On the balance sheet, CBRE's financial posture has notably worsened in terms of leverage over the five-year stretch. Total debt ballooned from $4.31 billion in FY2021 to $10.23 billion in FY2025, largely driven by a spike in both long-term and short-term obligations in the most recent fiscal year. Consequently, the debt-to-EBITDA ratio increased from a very comfortable 1.83x in FY2021 to 3.89x in FY2025. While cash and equivalents currently sit at a healthy $1.86 billion, providing adequate short-term liquidity, the sharp increase in total debt presents a clear risk signal of worsening financial flexibility.
From a cash flow perspective, CBRE has maintained positive operating cash flow (CFO) and free cash flow (FCF), though the journey has been quite volatile. Over a 5-year view, FCF peaked at $2.15 billion in FY2021, crashed to just $175 million in FY2023 amid higher working capital needs, and then stabilized around $1.40 billion and $1.19 billion in FY2024 and FY2025, respectively. The 3-year average shows much weaker cash conversion than the 5-year average, though the recent bounce-back proves the core business remains capable of generating over $1 billion in reliable cash annually even in higher interest rate environments.
Regarding shareholder payouts, the data clearly shows that CBRE does not pay a regular dividend. Instead, the company has historically channeled its capital toward aggressive share repurchases. Over the five-year period from FY2021 to FY2025, shares outstanding declined steadily from 335 million to 298 million. The company spent heavily on buybacks each year, notably deploying $1.89 billion in FY2022 and another $968 million in FY2025 to shrink its equity base.
From a shareholder perspective, the aggressive reduction in share count—roughly an 11% drop over five years—helped cushion the blow of falling corporate profits on a per-share basis. Because net income fell substantially from FY2021 to FY2025, EPS would have looked much worse without these buybacks; instead, EPS sits at $3.88, down from FY2021's $5.48, but up notably from the FY2024 low of $3.16. Since the company does not pay dividends, its primary mechanism for shareholder return is this buyback program coupled with business reinvestment.
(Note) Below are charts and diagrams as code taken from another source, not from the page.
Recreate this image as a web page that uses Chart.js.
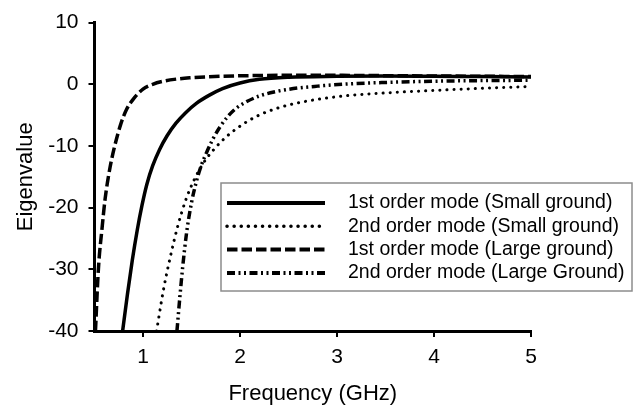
<!DOCTYPE html>
<html lang="en">
<head>
<meta charset="UTF-8">
<title>Eigenvalue vs Frequency</title>
<script src="https://cdn.jsdelivr.net/npm/chart.js"></script>
<style>
  body { margin: 0; background: #fff; }
  #wrap { width: 640px; height: 407px; }
</style>
</head>
<body>
<div id="wrap"><canvas id="eigenChart" width="640" height="407"></canvas></div>
<script>
// values
const seriesNames = [
  '1st order mode (Small ground)',
  '2nd order mode (Small ground)',
  '1st order mode (Large ground)',
  '2nd order mode (Large Ground)'
];

const freqSmall1 = [0.79, 0.84, 0.89, 0.94, 0.99, 1.04, 1.1, 1.17, 1.25, 1.34, 1.44, 1.55, 1.68, 1.82, 2.0, 2.2, 2.5, 3.0, 3.5, 4.0, 4.5, 5.0];
const eigSmall1  = [-40, -34, -28.5, -23.7, -19.6, -16.2, -13.2, -10.6, -8.3, -6.3, -4.6, -3.1, -1.8, -0.7, 0.2, 0.8, 1.15, 1.3, 1.35, 1.3, 1.25, 1.2];

const freqSmall2 = [1.14, 1.21, 1.28, 1.36, 1.44, 1.53, 1.63, 1.74, 1.86, 2.0, 2.17, 2.4, 2.7, 3.07, 3.5, 4.0, 4.5, 5.0];
const eigSmall2  = [-40, -33.4, -28.1, -22.9, -18.8, -15.4, -12.6, -10.4, -8.5, -6.8, -5.2, -3.8, -2.7, -1.9, -1.4, -1.0, -0.65, -0.35];

const freqLarge1 = [0.51, 0.54, 0.58, 0.61, 0.66, 0.71, 0.77, 0.83, 0.9, 1.0, 1.1, 1.21, 1.35, 1.48, 1.65, 1.82, 2.1, 2.5, 3.0, 3.5, 4.0, 4.5, 5.0];
const eigLarge1  = [-40, -30, -23, -18.5, -13.5, -9.9, -6.5, -4.1, -2.4, -0.8, 0, 0.5, 0.85, 1.05, 1.2, 1.3, 1.4, 1.45, 1.45, 1.4, 1.35, 1.3, 1.25];

const freqLarge2 = [1.35, 1.38, 1.41, 1.45, 1.5, 1.55, 1.6, 1.66, 1.72, 1.79, 1.87, 1.96, 2.07, 2.2, 2.35, 2.55, 2.8, 3.1, 3.5, 4.0, 4.5, 5.0];
const eigLarge2  = [-40, -34.5, -29.5, -24, -19.2, -15.8, -13.2, -10.9, -8.9, -7.0, -5.3, -3.9, -2.8, -1.9, -1.25, -0.7, -0.3, 0.05, 0.3, 0.5, 0.6, 0.65];

const xTicks = [1, 2, 3, 4, 5];
const yTicks = [10, 0, -10, -20, -30, -40];

function toPoints(xs, ys) {
  return xs.map((x, i) => ({ x: x, y: ys[i] }));
}

Chart.defaults.font.family = '"Liberation Sans", Arial, sans-serif';
Chart.defaults.color = '#000';

// legend box sitting inside the plot, lower right
const boxLegend = {
  id: 'boxLegend',
  afterDatasetsDraw(chart) {
    const ctx = chart.ctx;
    ctx.save();
    ctx.fillStyle = '#fff';
    ctx.fillRect(221, 183, 411, 108);
    ctx.strokeStyle = '#8c8c8c';
    ctx.lineWidth = 1.5;
    ctx.strokeRect(221, 183, 411, 108);
    chart.data.datasets.forEach((ds, i) => {
      const y = 203 + i * 23.3;
      ctx.beginPath();
      ctx.setLineDash(ds.borderDash || []);
      ctx.lineCap = ds.borderCapStyle || 'butt';
      ctx.lineWidth = ds.borderWidth + 0.5;
      ctx.strokeStyle = ds.borderColor;
      ctx.moveTo(227, y);
      ctx.lineTo(325, y);
      ctx.stroke();
      ctx.setLineDash([]);
      ctx.fillStyle = '#000';
      ctx.font = '19.5px "Liberation Sans", Arial, sans-serif';
      ctx.textBaseline = 'middle';
      ctx.textAlign = 'left';
      ctx.fillText(ds.label, 348, y);
    });
    ctx.restore();
  }
};

const common = { borderColor: '#000', pointRadius: 0, fill: false, cubicInterpolationMode: 'monotone' };

new Chart(document.getElementById('eigenChart'), {
  type: 'line',
  data: {
    datasets: [
      { ...common, label: seriesNames[0], data: toPoints(freqSmall1, eigSmall1), borderWidth: 3.5 },
      { ...common, label: seriesNames[1], data: toPoints(freqSmall2, eigSmall2), borderWidth: 3, borderDash: [0.1, 7], borderCapStyle: 'round' },
      { ...common, label: seriesNames[2], data: toPoints(freqLarge1, eigLarge1), borderWidth: 3.5, borderDash: [10.5, 4] },
      { ...common, label: seriesNames[3], data: toPoints(freqLarge2, eigLarge2), borderWidth: 3.5, borderDash: [8, 3.5, 2, 3.5, 2, 3.5] }
    ]
  },
  options: {
    responsive: false,
    animation: false,
    layout: { padding: { top: 19, right: 109, left: 0, bottom: 0 } },
    plugins: { legend: { display: false }, tooltip: { enabled: false } },
    scales: {
      x: {
        type: 'linear',
        min: 0.5,
        max: 5,
        afterBuildTicks: s => { s.ticks = xTicks.map(v => ({ value: v })); },
        afterFit: s => { s.height = 76; },
        grid: { display: true, drawOnChartArea: false, drawTicks: true, tickLength: 6, color: '#000', lineWidth: 2 },
        border: { display: true, color: '#000', width: 3 },
        ticks: { font: { size: 21 }, padding: 8, maxRotation: 0 },
        title: { display: true, text: 'Frequency (GHz)', font: { size: 22 }, padding: { top: 0, bottom: 0 } }
      },
      y: {
        min: -40,
        max: 10,
        afterBuildTicks: s => { s.ticks = yTicks.map(v => ({ value: v })); },
        afterFit: s => { s.width = 94.5; },
        grid: { display: true, drawOnChartArea: false, drawTicks: true, tickLength: 6, color: '#000', lineWidth: 2 },
        border: { display: true, color: '#000', width: 3 },
        ticks: { font: { size: 21 }, padding: 10 },
        title: { display: true, text: 'Eigenvalue', font: { size: 22 }, padding: { top: 13, bottom: 0 } }
      }
    }
  },
  plugins: [boxLegend]
});
</script>
</body>
</html>
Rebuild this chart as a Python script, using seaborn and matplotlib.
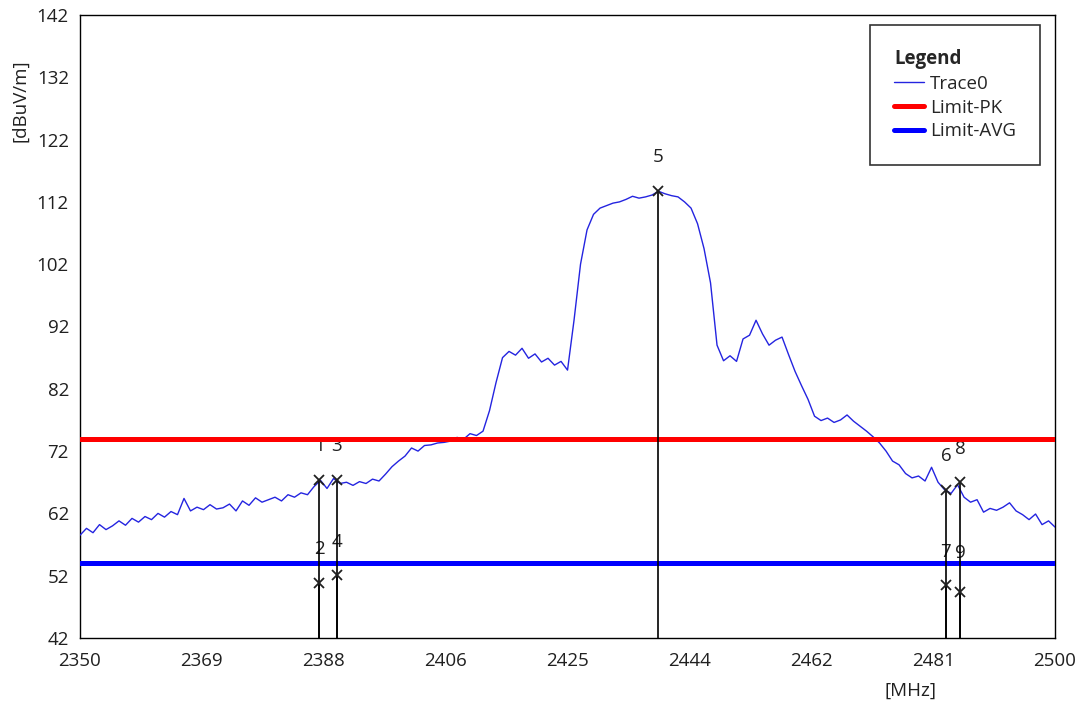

However, because debt skyrocketed to $10.23 billion while FCF remains below FY2021 levels, the heavy capital allocation toward buybacks appears slightly strained and shareholder-friendly only at the expense of a deteriorating balance sheet.
Ultimately, CBRE’s historical record showcases a highly resilient revenue-generating engine capable of expanding its top line regardless of broader real estate cycle choppiness. Its biggest historical strength has been its unyielding market share and revenue growth, while its glaring weakness has been the failure to translate that growth into expanding net profitability. Because performance was steady on the top line but choppy on the bottom line with rising debt, the historical track record supports confidence in business scale, but warrants caution regarding profit margins.